Statistical Reality: Most Systems Are Not Extremely Face-On
A common misconception is that m sin i is almost always far below true mass. In fact, for randomly oriented orbits, very low inclinations are geometrically less likely. That means extreme correction factors are uncommon in population studies. This is why large statistical analyses can use minimum masses effectively, even though individual systems may carry larger uncertainty. Researchers often incorporate hierarchical models that treat inclination as a latent variable with known geometric priors.
In other words, minimum mass is not a weakness of exoplanet science. It is a transparent statement of what the data directly constrain. It also allows clean combination with complementary datasets. Astrometry, for example, can sometimes measure orbital tilt directly and convert m sin i into true mass. The European Space Agency’s Gaia mission has been transformative in this area, and U.S. science agencies discuss this synergy extensively in publicly available materials. For general astrophysics resources and standards, agencies such as NIST are also foundational for constant values and metrology practice used in calculations.
Step-by-Step Interpretation Workflow for Practitioners
- Measure stellar Doppler shifts over many epochs with high-stability spectroscopy.
- Fit a Keplerian model to estimate K, P, e, argument of periastron, and phase.
- Estimate host star mass from spectroscopy, stellar evolution models, and sometimes asteroseismology.
- Compute m sin i using physical constants and consistent units.
- If transit or astrometry provides inclination, divide by sin i to recover true mass.
- Quantify uncertainty from stellar mass, RV jitter, cadence, and model assumptions.
Common Mistakes to Avoid
- Assuming m sin i is “wrong.” It is a rigorously defined lower bound, not an error.
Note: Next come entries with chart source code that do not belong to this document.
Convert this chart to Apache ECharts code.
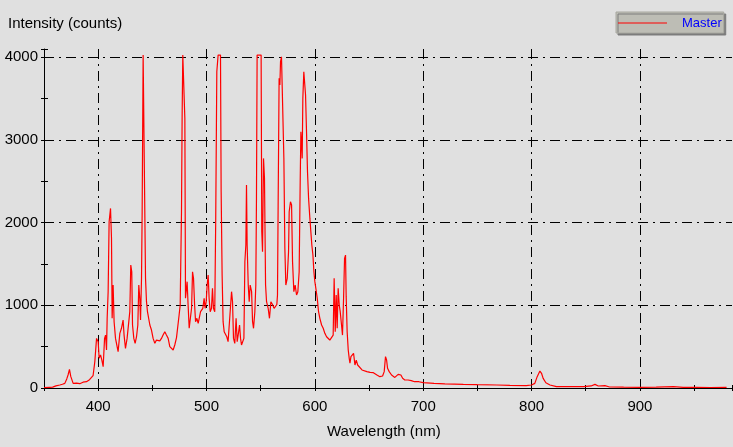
<!DOCTYPE html>
<html>
<head>
<meta charset="utf-8">
<script src="https://cdn.jsdelivr.net/npm/echarts@6/dist/echarts.min.js"></script>
<style>
  html, body { margin: 0; padding: 0; background: #e0e0e0; }
  #chart { width: 733px; height: 447px; }
</style>
</head>
<body>
<div id="chart"></div>
<script>
// spectrum (nm, counts)
const wavelength = [
  350, 355, 358, 361, 364.6, 367, 369.2, 371, 372.2, 373.5, 374.7, 376.9, 380, 383, 386, 389.2, 392, 393.8, 395.3, 396.9,
  398.5, 400, 400.9, 402.2, 403.4, 404.6, 405.9, 406.8, 407.7, 408.3, 409.2, 410.1, 411.4, 412.3, 412.9, 413.8, 414.7, 416, 416.9, 418.4,
  420, 421.5, 423, 423.9, 425.2, 426.7, 428.3, 429.2, 430.1, 431, 431.7, 432.9, 434.1, 435.4, 436.6, 437.5, 438.4, 439.1, 440, 440.6,
  441.5, 443.1, 443.7, 444.6, 445.5, 446.7, 447.7, 449.2, 450.7, 452.3, 453.8, 455.3, 456.9, 458.4, 459.9, 461.5, 463, 464.6, 466.1, 467.7,
  469.2, 470.7, 472.3, 473.8, 474.7, 475.7, 476.9, 477.5, 478.1, 479.3, 480, 480.6, 481.2, 482.1, 483, 484, 484.9, 486.2, 487.1, 488,
  489, 489.9, 491.1, 492.3, 493.6, 494.5, 495.4, 496.6, 497.8, 498.7, 499.7, 500.6, 501.5, 502.4, 503.4, 504.6, 505.5, 506.4, 507.6, 508.5,
  509.5, 510.7, 512.9, 513.5, 514.4, 515.3, 516.3, 517.5, 518.7, 519.9, 521.5, 523.1, 524, 524.9, 526.1, 527.3, 528.3, 529.2, 530.5, 531.4,
  532.3, 533.6, 534.5, 535.4, 536.3, 536.9, 537.5, 538.5, 539.4, 540.3, 541.6, 542.5, 543.4, 544.6, 545.5, 546.1, 546.7, 550.4, 551, 551.7,
  552.6, 553.5, 554.5, 555.4, 556.9, 558.1, 559.4, 560.9, 562.4, 563.7, 564.9, 565.5, 566.1, 567, 567.7, 568.3, 569.2, 570.2, 570.8, 571.4,
  572.3, 573.2, 574.5, 575.7, 576.3, 577.5, 578.5, 579.4, 580.6, 581.8, 583.1, 584.3, 585.5, 586.5, 587.1, 587.7, 588.3, 588.9, 589.8, 590.8,
  591.4, 592.3, 593.2, 594.2, 595.4, 596.3, 597.2, 598.2, 599.1, 600, 600.9, 602.2, 603.4, 604.6, 606.2, 607.7, 609.2, 610.8, 612.3, 613.8,
  615.4, 616.9, 617.8, 618.8, 619.7, 620.6, 621.5, 622.5, 623.4, 624.6, 625.5, 626.5, 627.4, 628.3, 628.9, 629.8, 630.8, 631.7, 632.4, 633.3,
  634.5, 635.7, 637, 638.2, 639.5, 641.3, 643.5, 645, 648, 651, 654, 657.3, 660, 662.5, 664, 665.2, 666.2, 667.1, 668.6, 670.8,
  672.3, 673.8, 675.4, 676.9, 678.5, 679.4, 681, 683, 686, 689, 692, 696, 700, 710, 720, 737, 750, 768, 780, 795,
  800, 803, 805.2, 807.7, 809.2, 810.7, 813.2, 817, 823, 835, 848, 855, 858.5, 861.6, 867.7, 872, 885, 900, 915, 931,
  940, 952, 965, 980
];
const intensity = [
  5, 8, 10, 25, 36, 45, 56, 110, 157, 226, 140, 56, 60, 52, 70, 76, 100, 117, 150, 318,
  600, 560, 360, 400, 338, 258, 600, 640, 460, 843, 1165, 2011, 2172, 1810, 843, 1245, 802, 600, 580, 439,
  661, 722, 822, 640, 480, 600, 600, 923, 1487, 1406, 762, 600, 540, 620, 762, 1245, 1085, 822, 1326, 2132,
  4026, 4026, 1326, 1044, 923, 900, 762, 701, 600, 540, 580, 560, 570, 600, 640, 681, 640, 600, 500, 480,
  460, 520, 610, 610, 883, 1003, 2132, 3300, 4026, 4026, 3260, 1085, 1165, 1286, 1003, 722, 720, 964, 1406, 1326,
  1003, 802, 843, 782, 800, 923, 900, 964, 1085, 964, 1044, 1245, 1366, 1085, 923, 964, 1205, 964, 923, 2051,
  3825, 4026, 4026, 2374, 1366, 802, 681, 681, 620, 560, 540, 1165, 1044, 600, 540, 843, 560, 640, 762, 600,
  520, 500, 600, 1527, 1729, 2455, 1729, 1245, 1044, 1245, 1165, 802, 722, 923, 1245, 2293, 4026, 4026, 1890, 1648,
  2777, 2535, 1245, 1044, 964, 843, 1044, 1010, 964, 950, 1010, 1125, 2213, 3745, 3664, 3946, 4006, 4000, 4026, 2777,
  1689, 1245, 1326, 1648, 2132, 2253, 2213, 1527, 1165, 1245, 1125, 1165, 1406, 2535, 3100, 2978, 2777, 3503, 3825, 3825,
  3543, 3100, 2616, 2293, 2051, 1890, 1729, 1608, 1406, 1286, 1205, 1085, 923, 843, 762, 722, 661, 620, 600, 580,
  590, 640, 1326, 681, 1125, 722, 1205, 1003, 923, 762, 640, 1085, 1568, 1608, 1105, 681, 460, 359, 300, 379,
  400, 420, 278, 338, 278, 258, 218, 198, 198, 188, 185, 157, 137, 145, 198, 379, 338, 238, 198, 157,
  137, 128, 135, 165, 188, 157, 117, 97, 97, 89, 76, 76, 64, 55, 50, 44, 40, 36, 32, 28,
  36, 56, 137, 205, 178, 117, 64, 36, 16, 18, 16, 25, 44, 24, 28, 12, 10, 8, 10, 16,
  8, 8, 6, 8
];

const seriesName = "Master";
const fontFamily = "'Liberation Sans', Arial, sans-serif";

const chart = echarts.init(document.getElementById("chart"));
chart.setOption({
  animation: false,
  backgroundColor: "#e0e0e0",
  title: [
    {
      text: "Intensity (counts)",
      left: 8,
      top: 16,
      padding: 0,
      textStyle: { fontSize: 15, fontWeight: "normal", color: "#000", fontFamily: fontFamily },
    },
    {
      text: "Wavelength (nm)",
      left: 327,
      top: 424,
      padding: 0,
      textStyle: { fontSize: 15, fontWeight: "normal", color: "#000", fontFamily: fontFamily },
    },
  ],
  legend: {
    data: [seriesName],
    left: 616,
    top: 12,
    padding: [4, 2, 3, 2],
    icon: "rect",
    itemWidth: 49,
    itemHeight: 1,
    backgroundColor: "#bdbdb5",
    borderColor: "#a8a8a0",
    borderWidth: 1,
    shadowColor: "#7c7c7c",
    shadowOffsetX: 2,
    shadowOffsetY: 2,
    shadowBlur: 0,
    textStyle: { fontSize: 13, color: "#0000ff", fontFamily: fontFamily, padding: [0, 0, 0, 10], lineHeight: 14 },
  },
  grid: { left: 44, right: 1, top: 49, bottom: 59, outerBoundsMode: "none" },
  xAxis: [
    {
      type: "value",
      position: "bottom",
      min: 350,
      max: 985,
      interval: 50,
      axisLine: { lineStyle: { color: "#000", width: 1 } },
      axisTick: { length: 3, lineStyle: { color: "#000" } },
      axisLabel: {
        margin: 11,
        fontSize: 15,
        color: "#000",
        fontFamily: fontFamily,
        formatter: (v) => (v % 100 === 0 ? String(v) : ""),
      },
      splitLine: {
        show: true,
        showMinLine: false,
        showMaxLine: false,
        lineStyle: { color: ["#000", "rgba(0,0,0,0)"], width: 1, type: [10, 5, 2, 5] },
      },
    },
    {
      type: "value",
      position: "bottom",
      min: 350,
      max: 985,
      interval: 50,
      axisLine: { show: false },
      axisTick: { inside: true, length: 3, lineStyle: { color: "#000" } },
      axisLabel: { show: false },
      splitLine: { show: false },
    },
  ],
  yAxis: [
    {
      type: "value",
      position: "left",
      min: 0,
      max: 4100,
      interval: 500,
      axisLine: { show: true, lineStyle: { color: "#000", width: 1 } },
      axisTick: { show: true, length: 3, lineStyle: { color: "#000" } },
      axisLabel: {
        margin: 6,
        fontSize: 15,
        color: "#000",
        fontFamily: fontFamily,
        formatter: (v) => (v % 1000 === 0 && v <= 4000 ? String(v) : ""),
      },
      splitLine: {
        show: true,
        showMinLine: false,
        showMaxLine: false,
        lineStyle: { color: ["rgba(0,0,0,0)", "#000"], width: 1, type: [10, 5, 2, 5] },
      },
    },
    {
      type: "value",
      position: "left",
      min: 0,
      max: 4100,
      interval: 500,
      axisLine: { show: false },
      axisTick: { show: true, inside: true, length: 4, lineStyle: { color: "#000" } },
      axisLabel: { show: false },
      splitLine: { show: false },
    },
  ],
  series: [
    {
      name: seriesName,
      type: "line",
      xAxisIndex: 0,
      yAxisIndex: 0,
      symbol: "none",
      data: wavelength.map((w, i) => [w, intensity[i]]),
      lineStyle: { color: "#ff0000", width: 1.2 },
      itemStyle: { color: "#ff0000" },
    },
  ],
});
</script>
</body>
</html>
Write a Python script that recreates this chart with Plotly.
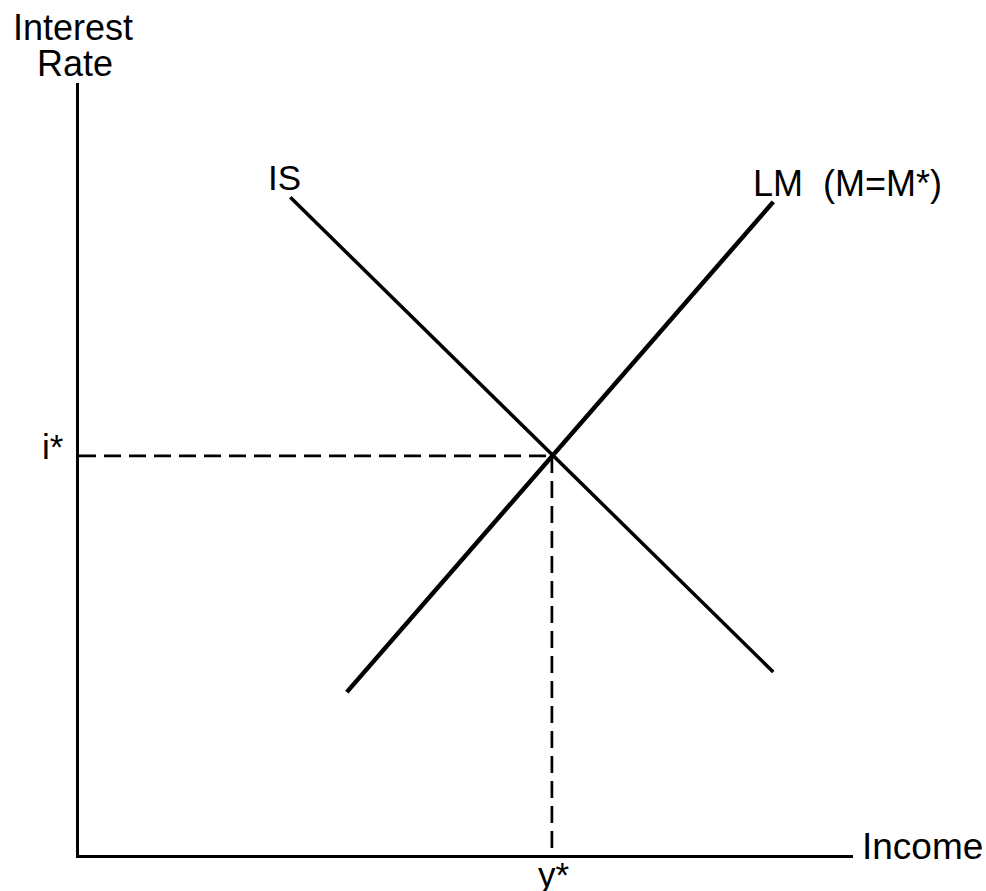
import plotly.graph_objects as go

# IS-LM diagram data (income on x, interest rate on y, arbitrary 0-100 units)
is_income = [27.3, 89.7]
is_rate = [85.2, 23.7]
lm_income = [34.6, 89.7]
lm_rate = [21.1, 84.6]
y_star = 61.1
i_star = 51.7

FONT = "Liberation Sans, Arial, Helvetica, sans-serif"

fig = go.Figure()

# dashed guide lines
fig.add_trace(go.Scatter(x=[0, y_star], y=[i_star, i_star], mode="lines",
                         line=dict(color="black", width=2.7, dash="17px,8px"),
                         hoverinfo="skip"))
fig.add_trace(go.Scatter(x=[y_star, y_star], y=[i_star, 0], mode="lines",
                         line=dict(color="black", width=2.7, dash="17px,8px"),
                         hoverinfo="skip"))
# IS curve
fig.add_trace(go.Scatter(x=is_income, y=is_rate, mode="lines",
                         line=dict(color="black", width=3.5), name="IS"))
# LM curve
fig.add_trace(go.Scatter(x=lm_income, y=lm_rate, mode="lines",
                         line=dict(color="black", width=4.5), name="LM"))

L, T, R, B = 79, 83, 133, 36
W, H = 986, 891
PW, PH = W - L - R, H - T - B


def px(xp, yp):
    return (xp - L) / PW, (H - B - yp) / PH


def label(text, xp, yp, size, xanchor="center", yanchor="middle"):
    xx, yy = px(xp, yp)
    fig.add_annotation(text=text, x=xx, y=yy, xref="paper", yref="paper",
                       showarrow=False, xanchor=xanchor, yanchor=yanchor,
                       font=dict(family=FONT, size=size, color="black"))


label("Interest", 73, 28, 36)
label("Rate", 75, 64, 36)
label("Income", 860, 846, 37, xanchor="left")
label("IS", 284, 177, 35)
label("LM  (M=M*)", 847, 183, 36)
label("i*", 53, 446, 35)
label("y*", 554, 874, 35)

fig.update_layout(
    width=W, height=H,
    margin=dict(l=L, r=R, t=T, b=B, pad=0),
    paper_bgcolor="white", plot_bgcolor="white",
    showlegend=False,
    xaxis=dict(range=[0, 100], showgrid=False, zeroline=False, showticklabels=False,
               ticks="", showline=True, linecolor="black", linewidth=3),
    yaxis=dict(range=[0, 100], showgrid=False, zeroline=False, showticklabels=False,
               ticks="", showline=True, linecolor="black", linewidth=3),
)

fig.write_html("out.html", config={"displayModeBar": False},
               post_script="document.body.style.margin='0px';document.body.style.overflow='hidden';")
- Mixing units without conversion, especially period in days vs seconds and K in km/s vs m/s.
- Ignoring eccentricity. The √(1 – e²) factor can shift inferred minimum mass noticeably for high-e systems.
- Treating stellar mass as exact. Host-star uncertainty propagates into planetary mass uncertainty.
- Reporting true mass for non-transiting systems without independent inclination constraints.
How This Calculator Helps
The calculator above uses a physically consistent form of the radial velocity relation to compute m sin i from standard observables. It then translates the result into Jupiter and Earth masses and, when inclination is supplied, computes an estimated true mass. The chart plots how inferred true mass changes with inclination angle. This visual immediately shows why Doppler detections default to minimum mass: at high inclination, correction is small; at low inclination, correction can be dramatic.
If you are teaching the method, use three demonstration cases: (1) i = 90 degrees, where minimum and true masses match; (2) i = 45 degrees, where true mass is about 1.41 times minimum; and (3) i = 10 degrees, where true mass is nearly six times larger. Students quickly grasp that radial velocity measures a projected motion and that projection geometry drives the minimum-mass convention.
Bottom Line
Doppler spectroscopy calculates minimum mass because it directly observes only line-of-sight stellar motion, not full 3D orbital orientation. The unknown inclination enters as sin i, producing the standard m sin i quantity. This is not a limitation unique to one instrument; it is a geometric property of projection. Modern exoplanet science addresses this with multimethod observations, better stellar characterization, and advanced statistical modeling. As data quality improves and more systems gain transit or astrometric constraints, the bridge from minimum mass to true mass becomes increasingly robust. Until then, m sin i remains one of the most informative and physically honest quantities in planetary astronomy.